ZODIAK ONLINE
Sect. 5, P/Bag 312
Lilongwe, Malawi
Salima Sugar Company Limited has called on the government to urgently appoint a new board of directors, saying the prolonged leadership vacuum is stalling efforts to restore the company to full operational capacity.
Executive Chairman Wester Kosamu said the absence of a functional and legally constituted board has crippled the firm’s ability to make strategic decisions, attract investment, and rebuild operations.
“The lack of a functional board has significantly affected the company’s ability to move forward,” Kosamu said in an interview. “We’ve been engaging various stakeholders and potential partners, but without proper governance, progress remains limited.”

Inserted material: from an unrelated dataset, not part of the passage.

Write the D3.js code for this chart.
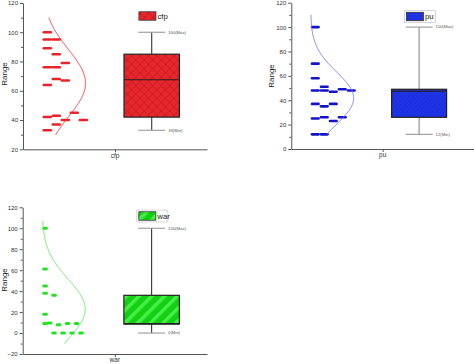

According to Kosamu this will be the first step toward rebuilding trust, stabilizing leadership, and securing the company’s future.
“Reconstituting the board will not only restore oversight and accountability but also open doors to fresh financing and strategic partnerships essential for our revival,” he said.
Salima Sugar has faced mounting operational and governance challenges in recent years, including leadership disputes and questions about oversight. The most recent crisis occurred in December 2023, when a group claiming to represent the company’s board attempted to remove Kosamu. The High Court later nullified the action, ruling that the individuals involved had no legal authority.
“I was appointed by a board with full legal authority at the time. Unless a new board is properly constituted, no one has the right to overturn that decision,” Kosamu maintains.
Meanwhile, Political and governance analyst George Chaima echoed the call for urgent board reconstitution, saying strong oversight is key to reviving the company’s fortunes.
“Without effective leadership at the board level, no institution—public or private—can thrive. The situation at Salima Sugar is a textbook case of how governance gaps can paralyze progress,” Chaima said.
Founded in 2016 as a public-private partnership, Salima Sugar was envisioned as a strategic investment to reduce Malawi’s dependence on imported sugar and create jobs in rural communities. However, inconsistent funding, poor oversight, and management disputes have hampered its progress.